▶ [GIVEN ENTRIES]:
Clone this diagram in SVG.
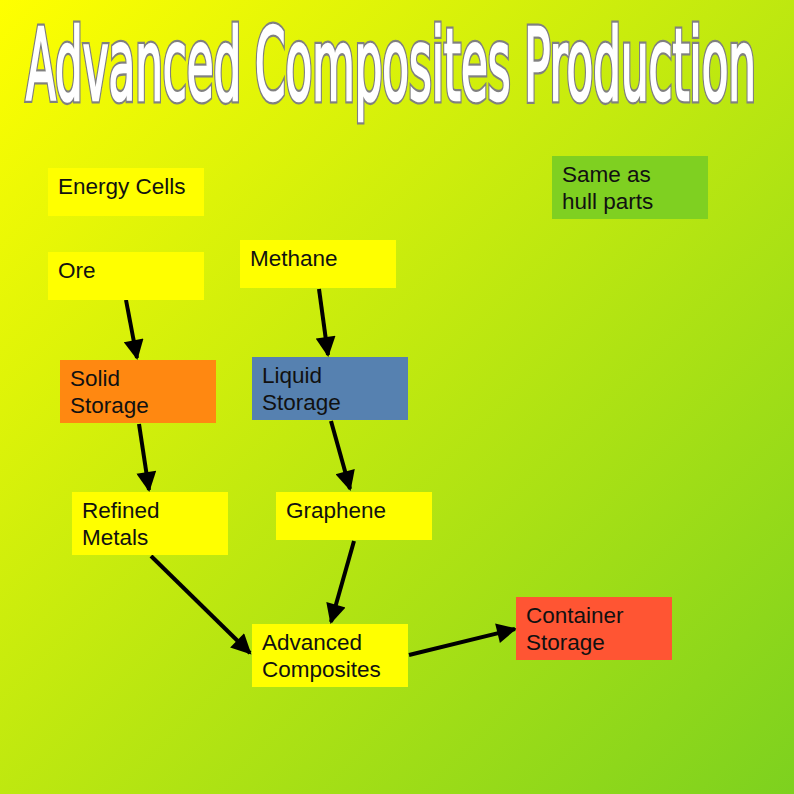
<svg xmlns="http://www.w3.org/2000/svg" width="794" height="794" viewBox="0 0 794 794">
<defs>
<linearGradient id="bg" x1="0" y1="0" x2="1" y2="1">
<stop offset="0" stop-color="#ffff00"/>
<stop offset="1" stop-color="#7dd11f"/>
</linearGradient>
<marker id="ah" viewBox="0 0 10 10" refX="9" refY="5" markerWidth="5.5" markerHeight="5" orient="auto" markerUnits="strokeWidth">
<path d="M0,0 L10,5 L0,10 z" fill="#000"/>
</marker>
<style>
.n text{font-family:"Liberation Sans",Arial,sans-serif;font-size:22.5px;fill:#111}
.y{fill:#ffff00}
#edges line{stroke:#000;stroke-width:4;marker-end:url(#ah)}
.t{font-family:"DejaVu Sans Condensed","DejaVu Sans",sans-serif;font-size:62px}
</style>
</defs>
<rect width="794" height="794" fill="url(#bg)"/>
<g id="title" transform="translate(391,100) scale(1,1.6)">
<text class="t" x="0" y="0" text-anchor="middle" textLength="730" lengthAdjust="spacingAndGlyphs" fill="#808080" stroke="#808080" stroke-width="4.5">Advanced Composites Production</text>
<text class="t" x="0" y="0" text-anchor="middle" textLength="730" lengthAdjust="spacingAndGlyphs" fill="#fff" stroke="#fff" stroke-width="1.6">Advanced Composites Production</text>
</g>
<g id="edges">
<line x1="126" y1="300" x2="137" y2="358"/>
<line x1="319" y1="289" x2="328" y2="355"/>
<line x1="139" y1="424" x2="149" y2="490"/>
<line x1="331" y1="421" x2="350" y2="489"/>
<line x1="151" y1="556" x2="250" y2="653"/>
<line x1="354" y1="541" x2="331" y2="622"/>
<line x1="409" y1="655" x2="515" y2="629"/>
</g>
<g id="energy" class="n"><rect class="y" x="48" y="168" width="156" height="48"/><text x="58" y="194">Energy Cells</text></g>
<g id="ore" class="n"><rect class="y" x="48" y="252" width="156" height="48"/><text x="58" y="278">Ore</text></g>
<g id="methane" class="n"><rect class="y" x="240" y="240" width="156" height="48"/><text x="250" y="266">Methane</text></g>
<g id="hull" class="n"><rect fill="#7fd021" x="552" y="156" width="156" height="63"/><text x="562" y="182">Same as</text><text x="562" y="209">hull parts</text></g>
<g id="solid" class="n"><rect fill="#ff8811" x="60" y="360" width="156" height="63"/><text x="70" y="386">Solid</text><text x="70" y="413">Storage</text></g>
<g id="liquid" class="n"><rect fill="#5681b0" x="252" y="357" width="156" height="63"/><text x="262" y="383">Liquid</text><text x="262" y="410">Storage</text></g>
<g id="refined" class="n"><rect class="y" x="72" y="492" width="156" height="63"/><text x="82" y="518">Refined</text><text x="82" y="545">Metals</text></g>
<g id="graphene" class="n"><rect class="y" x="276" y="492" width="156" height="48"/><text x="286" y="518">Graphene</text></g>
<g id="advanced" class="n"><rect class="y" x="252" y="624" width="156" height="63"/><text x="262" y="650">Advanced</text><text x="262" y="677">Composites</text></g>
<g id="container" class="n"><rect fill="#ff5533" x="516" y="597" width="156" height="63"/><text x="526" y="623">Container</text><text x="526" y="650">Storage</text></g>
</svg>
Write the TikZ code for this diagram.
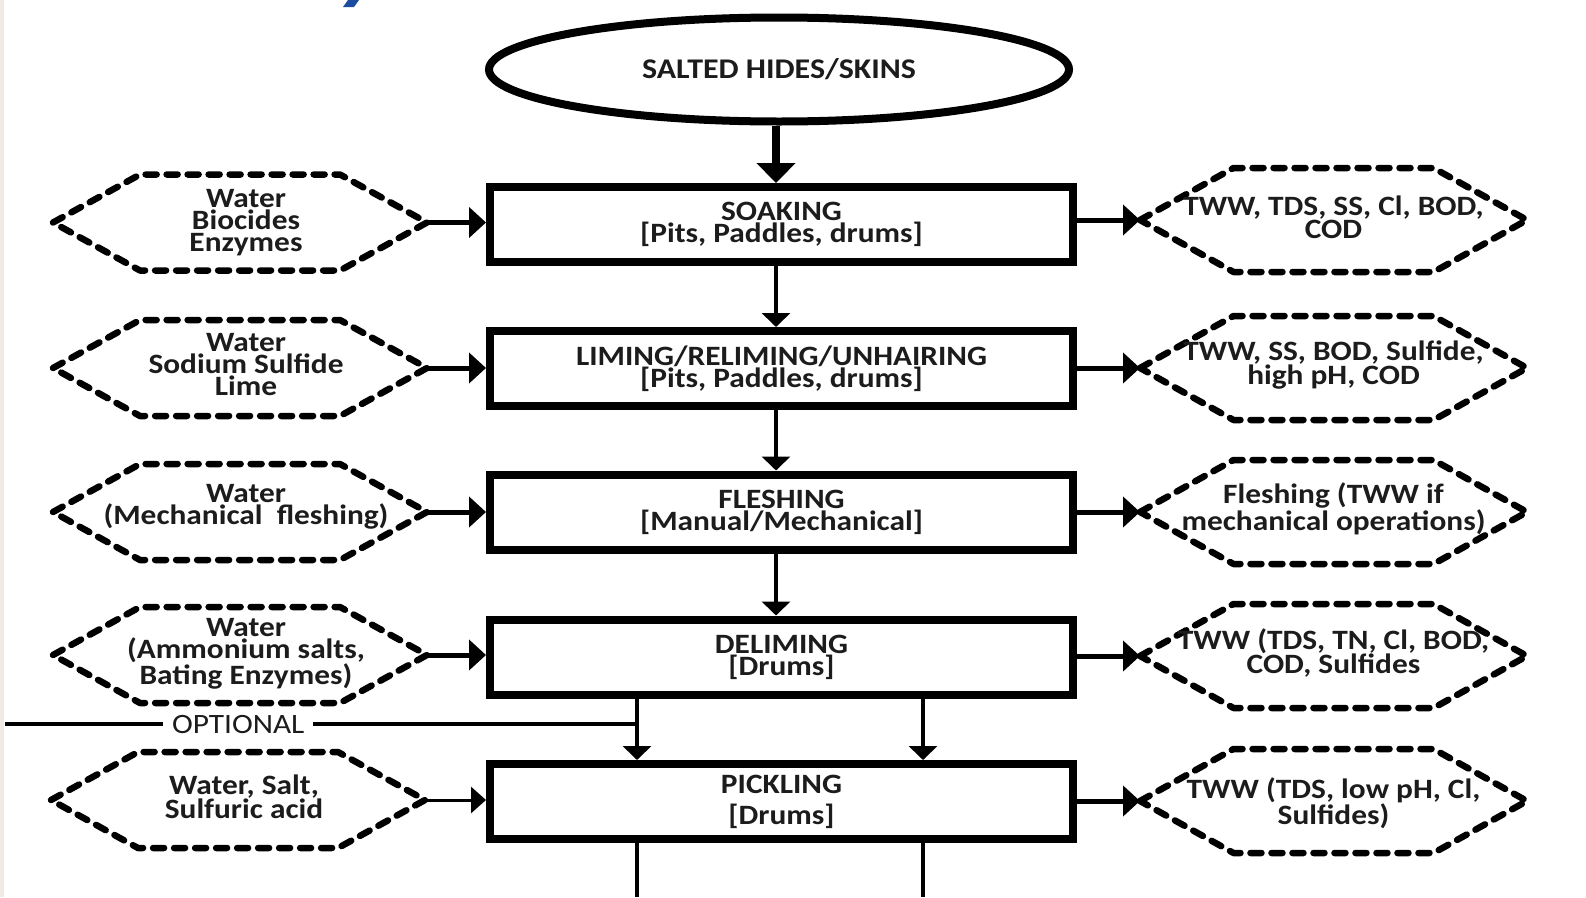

▶ [WHAT THE TASK ASKS]:
Excluding the pictures, restate the records above word for word.

▶ [EXPECTED OUTPUT]:
Clone this diagram in SVG.
<svg xmlns="http://www.w3.org/2000/svg" width="794" height="794" viewBox="0 0 794 794">
<defs>
<linearGradient id="bg" x1="0" y1="0" x2="1" y2="1">
<stop offset="0" stop-color="#ffff00"/>
<stop offset="1" stop-color="#7dd11f"/>
</linearGradient>
<marker id="ah" viewBox="0 0 10 10" refX="9" refY="5" markerWidth="5.5" markerHeight="5" orient="auto" markerUnits="strokeWidth">
<path d="M0,0 L10,5 L0,10 z" fill="#000"/>
</marker>
<style>
.n text{font-family:"Liberation Sans",Arial,sans-serif;font-size:22.5px;fill:#111}
.y{fill:#ffff00}
#edges line{stroke:#000;stroke-width:4;marker-end:url(#ah)}
.t{font-family:"DejaVu Sans Condensed","DejaVu Sans",sans-serif;font-size:62px}
</style>
</defs>
<rect width="794" height="794" fill="url(#bg)"/>
<g id="title" transform="translate(391,100) scale(1,1.6)">
<text class="t" x="0" y="0" text-anchor="middle" textLength="730" lengthAdjust="spacingAndGlyphs" fill="#808080" stroke="#808080" stroke-width="4.5">Advanced Composites Production</text>
<text class="t" x="0" y="0" text-anchor="middle" textLength="730" lengthAdjust="spacingAndGlyphs" fill="#fff" stroke="#fff" stroke-width="1.6">Advanced Composites Production</text>
</g>
<g id="edges">
<line x1="126" y1="300" x2="137" y2="358"/>
<line x1="319" y1="289" x2="328" y2="355"/>
<line x1="139" y1="424" x2="149" y2="490"/>
<line x1="331" y1="421" x2="350" y2="489"/>
<line x1="151" y1="556" x2="250" y2="653"/>
<line x1="354" y1="541" x2="331" y2="622"/>
<line x1="409" y1="655" x2="515" y2="629"/>
</g>
<g id="energy" class="n"><rect class="y" x="48" y="168" width="156" height="48"/><text x="58" y="194">Energy Cells</text></g>
<g id="ore" class="n"><rect class="y" x="48" y="252" width="156" height="48"/><text x="58" y="278">Ore</text></g>
<g id="methane" class="n"><rect class="y" x="240" y="240" width="156" height="48"/><text x="250" y="266">Methane</text></g>
<g id="hull" class="n"><rect fill="#7fd021" x="552" y="156" width="156" height="63"/><text x="562" y="182">Same as</text><text x="562" y="209">hull parts</text></g>
<g id="solid" class="n"><rect fill="#ff8811" x="60" y="360" width="156" height="63"/><text x="70" y="386">Solid</text><text x="70" y="413">Storage</text></g>
<g id="liquid" class="n"><rect fill="#5681b0" x="252" y="357" width="156" height="63"/><text x="262" y="383">Liquid</text><text x="262" y="410">Storage</text></g>
<g id="refined" class="n"><rect class="y" x="72" y="492" width="156" height="63"/><text x="82" y="518">Refined</text><text x="82" y="545">Metals</text></g>
<g id="graphene" class="n"><rect class="y" x="276" y="492" width="156" height="48"/><text x="286" y="518">Graphene</text></g>
<g id="advanced" class="n"><rect class="y" x="252" y="624" width="156" height="63"/><text x="262" y="650">Advanced</text><text x="262" y="677">Composites</text></g>
<g id="container" class="n"><rect fill="#ff5533" x="516" y="597" width="156" height="63"/><text x="526" y="623">Container</text><text x="526" y="650">Storage</text></g>
</svg>
Write the TikZ code for this diagram.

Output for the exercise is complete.